Tutuklulardan Deniz Kurmay Albay Önder Çelebi'nin eşi Gonca Çelebi, bu davalar süresince kumpas olduğunu 3 yılı aşkın süreden bu yana 'Çığlık çığlığa' söylediklerini söyledi. Çelebi, şöyle dedi;
"Eşlerimiz 21 tane bilirkişiden rapor aldı. Delillerin sahte olduğunu hükümetten bir sürü insan demeye başladı; 'Kumpas' diye. Yeniden yargılanma değil bizim amacımız. Direkt tahliye, beraat istiyoruz" dedi. Gonca Çelebi, şöyle devam etti:
"Bunu yıllardır söylüyoruz. Yani bunu nihayet itiraf ettiler. Ben itiraf ettiklerini düşünüyorum. Malesef acı acı gülümsüyorum ben şu olanlara; 'Filler tepişiyor çimenler eziliyor' diye çok güzel bir lafımız var bizim. Yine birilerine bir şeyler oluyor. Ama biz tahliye ve arkasından da beraat bekliyoruz. Çünkü eşlerimiz, ağabeylerimiz, babalarımız suçsuz. Bunu 3 yılı aşkındır haykırıyoruz. Artık madem hükümetten de oradan- buradan da, gazete köşelerinde 2 yıl önce neredeyse 'Bunlar asılmalı' lafını getiren insanlar, onlar bile  artık diyorlar ki 'Kumpasmış'. 'Askere kumpas kuran hükümete de kurmaz mı?' diyerek şimdi komik, acınası şeyle söylüyorlar. Madem öyle diyorlar tekrar bizi 10'uncu Ağır Ceza Mahkemesi'nin ellerine teslim edeceklerine, çünkü biz orada adalet görmedik.

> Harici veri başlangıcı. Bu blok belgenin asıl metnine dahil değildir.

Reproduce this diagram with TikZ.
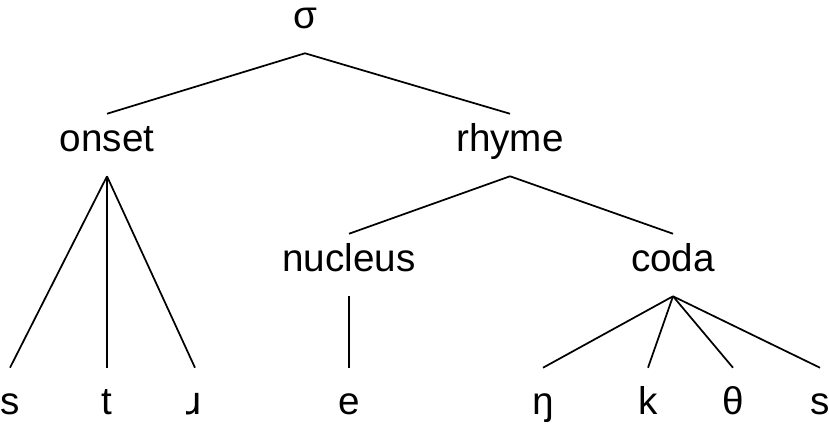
\documentclass[tikz,border=0pt]{standalone}
\usepackage{fontspec}
\setmainfont{Liberation Sans}
\newfontfamily\ipafont{DejaVu Sans}
\tikzset{
  cat/.style={inner sep=0pt, minimum height=46.5pt, text height=16pt, text depth=6pt,
    font=\fontsize{29}{30}\selectfont},
  leaf/.style={cat, minimum height=60pt},
  branch/.style={line width=1.3pt}
}
\begin{document}
\begin{tikzpicture}[x=0.75pt,y=-0.75pt]
 \useasboundingbox (0,0) rectangle (829,426);

 % Categories
 \node[cat] (syl) at (305,22) {σ};
 \node[cat] (onset) at (107,145) {onset};
 \node[cat] (rhyme) at (510,145) {rhyme};
 \node[cat] (nuc) at (349,265) {nucleus};
 \node[cat] (coda) at (673,265) {coda};

 % Segments
 \node[leaf] (s1) at (10,408) {s};
 \node[leaf] (t) at (107,408) {t};
 \node[leaf] (r) at (195,408) {\ipafont ɹ};
 \node[leaf] (e) at (349,408) {e};
 \node[leaf] (ng) at (543,408) {ŋ};
 \node[leaf] (k) at (648,408) {k};
 \node[leaf] (th) at (733,408) {θ};
 \node[leaf] (s2) at (820,408) {s};

 % Branches
 \foreach \a/\b in {syl/onset, syl/rhyme, onset/s1, onset/t, onset/r,
   rhyme/nuc, rhyme/coda, nuc/e, coda/ng, coda/k, coda/th, coda/s2}{
   \draw[branch] (\a.south) -- (\b.north);
 }

\end{tikzpicture}
\end{document}
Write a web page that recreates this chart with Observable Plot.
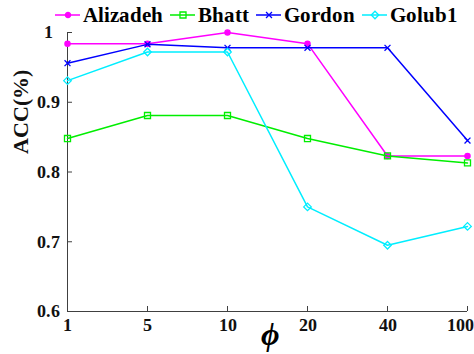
<!DOCTYPE html>
<html><head><meta charset="utf-8">
<script src="https://cdn.jsdelivr.net/npm/d3@7"></script>
<script src="https://cdn.jsdelivr.net/npm/@observablehq/plot@0.6"></script>
<style>
@font-face{font-family:ChartSerif;font-weight:700;font-style:normal;src:local("Liberation Serif Bold"),local("LiberationSerif-Bold"),local("DejaVu Serif Bold"),local("DejaVuSerif-Bold");}
@font-face{font-family:ChartSerif;font-weight:700;font-style:italic;src:local("Liberation Serif Bold Italic"),local("LiberationSerif-BoldItalic"),local("DejaVu Serif Bold Italic"),local("DejaVuSerif-BoldItalic");}
body{margin:0;background:#fff;font-family:ChartSerif,'Liberation Serif',serif;}
#wrap{position:relative;width:474px;height:354px;}
#legend{position:absolute;left:55px;top:2px;display:flex;align-items:center;font-weight:bold;font-size:21px;line-height:26px;color:#000;font-family:ChartSerif,'Liberation Serif',serif;}
.item{display:flex;align-items:center;margin-right:7px;}
.item svg{margin-right:3px;}
#wrap svg text{font-family:ChartSerif,'Liberation Serif',serif;}
</style></head><body><div id="wrap"><div id="legend"></div></div>
<script>
const phi = ["1","5","10","20","40","100"];
const seriesNames = ["Alizadeh","Bhatt","Gordon","Golub1"];
const alizadeh = [0.984,0.984,1.000,0.984,0.823,0.823];
const bhatt    = [0.848,0.881,0.881,0.848,0.823,0.813];
const gordon   = [0.956,0.983,0.978,0.978,0.978,0.845];
const golub1   = [0.931,0.972,0.972,0.750,0.695,0.722];
const yTicks = [0.6,0.7,0.8,0.9,1];

const valuesList = [alizadeh,bhatt,gordon,golub1];
const styles = [
  {color:"#ff00ff", symbol:"circle", filled:true, r:2.6},
  {color:"#00ee00", symbol:"square", filled:false, r:3.4},
  {color:"#0000ff", symbol:"times", filled:false, r:2.8},
  {color:"#00eeff", symbol:"diamond2", filled:false, r:3.4}
];
const d3sym = {circle:d3.symbolCircle, square:d3.symbolSquare, times:d3.symbolTimes, diamond2:d3.symbolDiamond2};

const series = seriesNames.map((name,k)=>({
  name, style:styles[k],
  rows: phi.map((p,i)=>({phi:p, value:valuesList[k][i]}))
}));

const axisColor = "#404040";
const serif = "ChartSerif, Liberation Serif, serif";
const fmt = d => d === 1 ? "1" : d.toFixed(1);
const txt = {fontFamily:serif, fontWeight:"bold", fill:"#111"};

const marks = [
  Plot.ruleX([phi[0]], {stroke:axisColor}),
  Plot.ruleY([0.6], {stroke:axisColor}),
  Plot.axisY(yTicks, {tickSize:-5, tickFormat:()=>"", stroke:axisColor, label:null}),
  Plot.axisX(phi, {tickSize:-5, tickFormat:()=>"", stroke:axisColor, label:null}),
  Plot.text(yTicks, {...txt, y:d=>d, text:fmt, frameAnchor:"left", dx:-19, textAnchor:"middle", fontSize:18}),
  Plot.text(phi.slice(0,-1), {...txt, x:d=>d, text:d=>d, frameAnchor:"bottom", dy:14, lineAnchor:"middle", fontSize:18}),
  Plot.text(phi.slice(-1), {...txt, x:d=>d, text:d=>d, frameAnchor:"bottom", dy:14, dx:6, textAnchor:"end", lineAnchor:"middle", fontSize:18}),
  Plot.text(["ACC(%)"], {...txt, frameAnchor:"left", dx:-47, dy:-18, rotate:-90, fontSize:22}),
  Plot.text(["\u03D5"], {...txt, fill:"#000", frameAnchor:"bottom", dy:33, dx:3, fontSize:32, fontStyle:"italic"})
];
for (const s of series) {
  marks.push(Plot.line(s.rows, {x:"phi", y:"value", stroke:s.style.color, strokeWidth:1.5}));
  marks.push(Plot.dot(s.rows, {x:"phi", y:"value", symbol:s.style.symbol, r:s.style.r,
    stroke:s.style.color, strokeWidth:1.3, fill: s.style.filled ? s.style.color : "none"}));
}

const chart = Plot.plot({
  width:474, height:354,
  marginLeft:67, marginRight:7, marginTop:32, marginBottom:43,
  x:{type:"point", domain:phi, padding:0, axis:null},
  y:{domain:[0.6,1], axis:null},
  style:{fontFamily:serif, background:"#fff", overflow:"visible"},
  marks
});
document.getElementById("wrap").appendChild(chart);

const legend = document.getElementById("legend");
for (const s of series) {
  const item = document.createElement("div");
  item.className = "item";
  const path = d3.symbol().type(d3sym[s.style.symbol]).size(Math.PI*s.style.r*s.style.r)();
  item.innerHTML = `<svg width="25" height="16"><line x1="0" x2="25" y1="8" y2="8" stroke="${s.style.color}" stroke-width="1.5"/>`+
    `<path d="${path}" transform="translate(13,8)" stroke="${s.style.color}" stroke-width="1.3" fill="${s.style.filled ? s.style.color : "none"}"/></svg>`;
  const span = document.createElement("span");
  span.textContent = s.name;
  item.appendChild(span);
  legend.appendChild(item);
}
legend.style.zIndex = 2;
</script></body></html>
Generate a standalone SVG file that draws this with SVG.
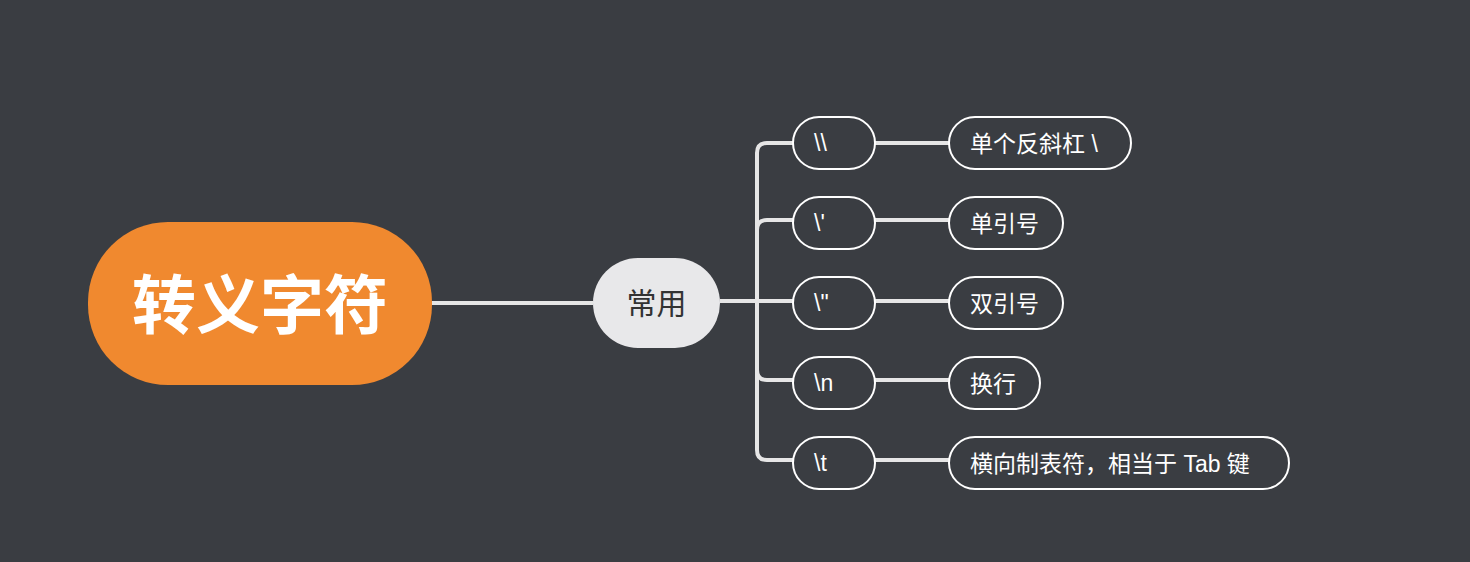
<svg xmlns="http://www.w3.org/2000/svg" width="1470" height="562" viewBox="0 0 1470 562">
<style>
.c{fill:none;stroke:#e6e6e6;stroke-width:4}
.n{fill:#3a3d42;stroke:#ffffff;stroke-width:2}
.t{fill:#ffffff;font-family:"Liberation Sans","Noto Sans CJK SC",sans-serif;font-size:23px}
</style>
<rect width="1470" height="562" fill="#3a3d42"/>
<g id="connectors">
<path class="c" d="M432 303H593"/>
<path class="c" d="M720 301H757"/>
<path class="c" d="M793 143H767Q757 143 757 153V450Q757 460 767 460H793"/>
<path class="c" d="M757 230Q757 220 767 220H793M757 301H793M757 370Q757 380 767 380H793"/>
<path class="c" d="M875 143H949M875 220H949M875 301H949M875 380H949M875 460H949"/>
</g>
<g id="root"><rect x="88" y="222" width="344" height="163" rx="80" fill="#f0892f"/>
<text x="260" y="328" text-anchor="middle" fill="#fff" font-family="'Noto Sans CJK SC',sans-serif" font-weight="bold" font-size="64">转义字符</text></g>
<g id="common"><rect x="593" y="258" width="127" height="90" rx="45" fill="#e8e8ea"/>
<text x="656.5" y="314" text-anchor="middle" fill="#333" font-family="'Noto Sans CJK SC',sans-serif" font-size="30">常用</text></g>
<g id="k1"><rect class="n" x="793" y="117" width="82" height="52" rx="26"/><text class="t" x="814" y="151">\\</text></g>
<g id="k2"><rect class="n" x="793" y="197" width="82" height="52" rx="26"/><text class="t" x="814" y="231">\'</text></g>
<g id="k3"><rect class="n" x="793" y="277" width="82" height="52" rx="26"/><text class="t" x="814" y="311">\"</text></g>
<g id="k4"><rect class="n" x="793" y="357" width="82" height="52" rx="26"/><text class="t" x="814" y="391">\n</text></g>
<g id="k5"><rect class="n" x="793" y="437" width="82" height="52" rx="26"/><text class="t" x="814" y="471">\t</text></g>
<g id="v1"><rect class="n" x="949" y="117" width="182" height="52" rx="26"/><text class="t" x="970" y="152">单个反斜杠 \</text></g>
<g id="v2"><rect class="n" x="949" y="197" width="114" height="52" rx="26"/><text class="t" x="970" y="232">单引号</text></g>
<g id="v3"><rect class="n" x="949" y="277" width="114" height="52" rx="26"/><text class="t" x="970" y="312">双引号</text></g>
<g id="v4"><rect class="n" x="949" y="357" width="91" height="52" rx="26"/><text class="t" x="970" y="392">换行</text></g>
<g id="v5"><rect class="n" x="949" y="437" width="340" height="52" rx="26"/><text class="t" x="970" y="472">横向制表符，相当于 Tab 键</text></g>
</svg>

Hukuksuzluk gördük. Hukuk'un H'si yoktu o davalarda. Silivri Davaları; Nazi kamplarındaki gibiydi. Adaletin 'A'sını hukuk'un 'H'sini göremedik biz orada. Tekrar yargılanma beklemiyoruz. Ben kendi adıma en azından bunu söylüyorum. Ben beraat bekliyorum eşime ve diğer dava arkadaşlarına. Çünkü bunlar suçsuz üstüne basa basa söylüyorum."
"BAŞBAKAN 10'UNCU AĞIR CEZA SAVCISINA DA SESLENSİN"
Gonca Çelebi konuşmasında, halkın büyük bir bölümünün kendilerine inandığını, yeniden yargılama değil, tahliye ve beraat kararı beklediklerini vurgularken, "Başbakan bugün savcıya miting alanlarında 'Kimin savcısısın?' diye sesleniyor. 10'uncu Ağır Ceza'nın da savcısına seslensin 'Kimin savcısıydın da bunları dinlemedin? Tutuklattınız. Ondan sonra da hiç adil olmayan şartlarda yargıladınız' diye lütfen sorsun 10. Ağır Ceza'ya" dedi.
Deniz Kurmay Albay Ümit Metin'in eşi Berna Metin de açıklamasında, 5 yıldan bu yana süren davalar bulunduğunu, saçma sapan şeylerle insanların yaşamlarının karartıldığını, yinede ayakta olduklarını ifade ederken, "Çünkü biz haklıyız, onlar suçsuzdu. Bas bas bağırdık; Ama sesimizi kimseye duyuramadık. Malesef yolsuzluktan bir sürü kişi içeri alındı. Niye hiç kimse bizim çocuklarımızın göz yaşını dinlemedi? Çocuklarımızın incinmesinin cevabını kim verecek?" dedi.